The problem with this methodology is that the whole analysis starts with theoretical assumptions. No doubt these assumptions seem reasonable and can be defended, but starting here in your planning or placing too much emphasis on these theoretical assumptions starts you off on very shaky ground and creates additional problems as you go along.
Very long term returns, say over 50 years or so have historically been relatively stable, and so arguably it makes some sense for an institution with a time horizon many decades into future to use a return assumption. Nevertheless, this approach proved disastrous for the theoretically long living defined benefit pension plans (DBPPs). However, for individuals these return assumptions make even less sense. The key time horizon is often a great deal shorter for individuals, and 5, 10, or 20 year investment returns have been very volatile.
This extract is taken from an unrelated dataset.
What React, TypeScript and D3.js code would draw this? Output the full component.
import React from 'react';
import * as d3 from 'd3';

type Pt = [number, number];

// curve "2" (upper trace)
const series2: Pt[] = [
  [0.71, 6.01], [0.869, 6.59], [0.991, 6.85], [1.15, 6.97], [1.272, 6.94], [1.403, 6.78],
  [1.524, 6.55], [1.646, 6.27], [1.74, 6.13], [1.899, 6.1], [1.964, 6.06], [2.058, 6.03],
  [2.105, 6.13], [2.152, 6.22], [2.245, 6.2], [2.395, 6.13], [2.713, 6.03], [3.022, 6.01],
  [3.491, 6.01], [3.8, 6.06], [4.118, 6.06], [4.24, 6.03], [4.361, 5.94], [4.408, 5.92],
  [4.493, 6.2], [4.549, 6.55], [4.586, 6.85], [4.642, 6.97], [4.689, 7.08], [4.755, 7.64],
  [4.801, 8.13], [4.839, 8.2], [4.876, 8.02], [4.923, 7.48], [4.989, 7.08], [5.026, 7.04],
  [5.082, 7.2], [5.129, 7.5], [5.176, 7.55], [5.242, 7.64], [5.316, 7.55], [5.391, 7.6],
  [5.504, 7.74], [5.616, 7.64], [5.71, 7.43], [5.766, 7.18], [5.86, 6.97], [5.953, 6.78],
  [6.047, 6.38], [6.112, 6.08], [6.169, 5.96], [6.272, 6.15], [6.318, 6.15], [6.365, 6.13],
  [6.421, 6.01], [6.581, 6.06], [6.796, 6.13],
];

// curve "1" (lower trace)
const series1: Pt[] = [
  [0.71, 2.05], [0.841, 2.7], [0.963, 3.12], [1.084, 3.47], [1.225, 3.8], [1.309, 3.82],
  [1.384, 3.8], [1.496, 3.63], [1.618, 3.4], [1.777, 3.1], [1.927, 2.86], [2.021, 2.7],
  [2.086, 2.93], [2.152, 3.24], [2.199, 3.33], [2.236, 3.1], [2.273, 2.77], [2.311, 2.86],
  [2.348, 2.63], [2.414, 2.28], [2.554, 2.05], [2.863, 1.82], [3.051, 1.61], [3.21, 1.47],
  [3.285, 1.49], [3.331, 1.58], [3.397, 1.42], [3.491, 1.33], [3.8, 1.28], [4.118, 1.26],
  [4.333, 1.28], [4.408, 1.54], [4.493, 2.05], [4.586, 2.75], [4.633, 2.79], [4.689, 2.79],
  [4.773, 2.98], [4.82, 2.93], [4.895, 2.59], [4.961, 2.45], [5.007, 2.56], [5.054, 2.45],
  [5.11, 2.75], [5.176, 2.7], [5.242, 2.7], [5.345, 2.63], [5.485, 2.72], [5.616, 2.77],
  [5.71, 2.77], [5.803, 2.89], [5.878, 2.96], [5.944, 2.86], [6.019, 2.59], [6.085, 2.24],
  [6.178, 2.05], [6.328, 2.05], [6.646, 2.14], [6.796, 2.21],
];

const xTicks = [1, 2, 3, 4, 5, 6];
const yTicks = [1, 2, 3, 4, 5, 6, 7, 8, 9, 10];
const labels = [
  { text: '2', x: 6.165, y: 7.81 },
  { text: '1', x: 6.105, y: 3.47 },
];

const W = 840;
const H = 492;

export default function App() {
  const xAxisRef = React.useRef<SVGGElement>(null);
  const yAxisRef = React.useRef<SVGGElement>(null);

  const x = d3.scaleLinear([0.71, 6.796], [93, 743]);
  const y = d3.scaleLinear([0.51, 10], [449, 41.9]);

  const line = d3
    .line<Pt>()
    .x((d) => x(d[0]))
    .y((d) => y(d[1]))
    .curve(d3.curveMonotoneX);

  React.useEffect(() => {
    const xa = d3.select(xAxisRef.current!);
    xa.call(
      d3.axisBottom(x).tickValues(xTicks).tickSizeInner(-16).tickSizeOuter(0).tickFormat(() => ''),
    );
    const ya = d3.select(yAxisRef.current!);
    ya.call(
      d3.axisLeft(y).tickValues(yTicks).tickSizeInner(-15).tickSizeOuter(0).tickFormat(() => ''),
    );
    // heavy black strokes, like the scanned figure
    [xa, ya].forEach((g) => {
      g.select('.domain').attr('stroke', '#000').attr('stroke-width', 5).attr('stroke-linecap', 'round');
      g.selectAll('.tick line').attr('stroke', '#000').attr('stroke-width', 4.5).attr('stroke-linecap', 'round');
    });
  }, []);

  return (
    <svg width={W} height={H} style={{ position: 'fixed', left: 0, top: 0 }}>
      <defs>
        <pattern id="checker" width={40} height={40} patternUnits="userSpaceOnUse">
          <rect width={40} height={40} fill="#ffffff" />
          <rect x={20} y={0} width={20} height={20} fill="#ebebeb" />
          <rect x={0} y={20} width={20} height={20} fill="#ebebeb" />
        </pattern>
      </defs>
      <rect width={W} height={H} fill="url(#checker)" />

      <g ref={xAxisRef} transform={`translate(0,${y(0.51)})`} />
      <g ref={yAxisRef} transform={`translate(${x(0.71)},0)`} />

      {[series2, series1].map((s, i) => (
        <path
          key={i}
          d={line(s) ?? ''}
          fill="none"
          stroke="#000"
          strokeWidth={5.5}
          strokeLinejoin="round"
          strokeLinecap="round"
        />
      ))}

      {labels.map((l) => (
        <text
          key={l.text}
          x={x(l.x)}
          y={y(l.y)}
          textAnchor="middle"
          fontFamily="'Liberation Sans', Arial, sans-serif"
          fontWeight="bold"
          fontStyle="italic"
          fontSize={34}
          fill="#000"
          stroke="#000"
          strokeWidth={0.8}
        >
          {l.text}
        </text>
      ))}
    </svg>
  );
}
So guessing your investment return assumption over a shorter time period is even more hazardous. Remember, we don't know what the weather will be like next week. How on earth does it make any sense to assume we know what our investment returns are going to be over the next decade or so?
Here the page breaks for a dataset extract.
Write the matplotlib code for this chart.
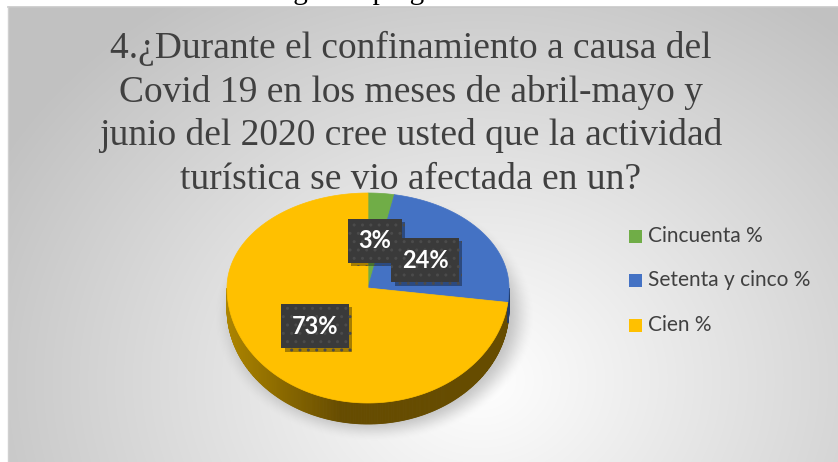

Nevertheless, thanks to the prevalence of return assumptions in many investors plans, individual investors often come to believe that their financial plan depends on achieving a particular return, say, a 10% investment return. This then somehow becomes their whole focus. They then start shopping for investments or an investment adviser that can provide what they believe they need.
This is the point at which their plan can become dangerous, because a highly theoretical outcome starts driving the process to achieve that outcome! In a rush to achieve a 10% return investors overlook the risk they are taking to achieve this target and the risk management that is necessary. With a sole focus on a 10% objective an investor could easily end up with a high risk portfolio. Government bonds yielding 4.5% clearly would be rejected, presumably as well as low growth, but great value equities. The only investments that may seem to match the return expectation would be high growth companies. This could mean that an investor ends up with a highly volatile portfolio. This may work out, but then again it may not. High growth companies tend to be highly volatile. What happens if the assets fall by 25% or even 50%? What would the investor do then? Take even greater risk because they now needed a 20% return to reach their target.
This is an extreme example of what can happen if a plan is too theoretically based and the investor does not understand the investment process. Despite the now acknowledged failure of DBPPs the actuarial investment projection approach is still alive and well. Investors will often, quite reasonably, ask where they stand in terms of their retirement needs. Usually what happens is that they are given some projections based on current asset levels, and inevitably the focus falls on investment returns, as the implicit assumption seems to be that everything depends on what your returns will be.
This is not a sensible or practical way to formulate a plan, as we have seen from the DBPP experience. It is also very over simplified and a highly theoretical approach that tends to detract from a healthy investment approach that will deliver good long term investment results without excessive risk.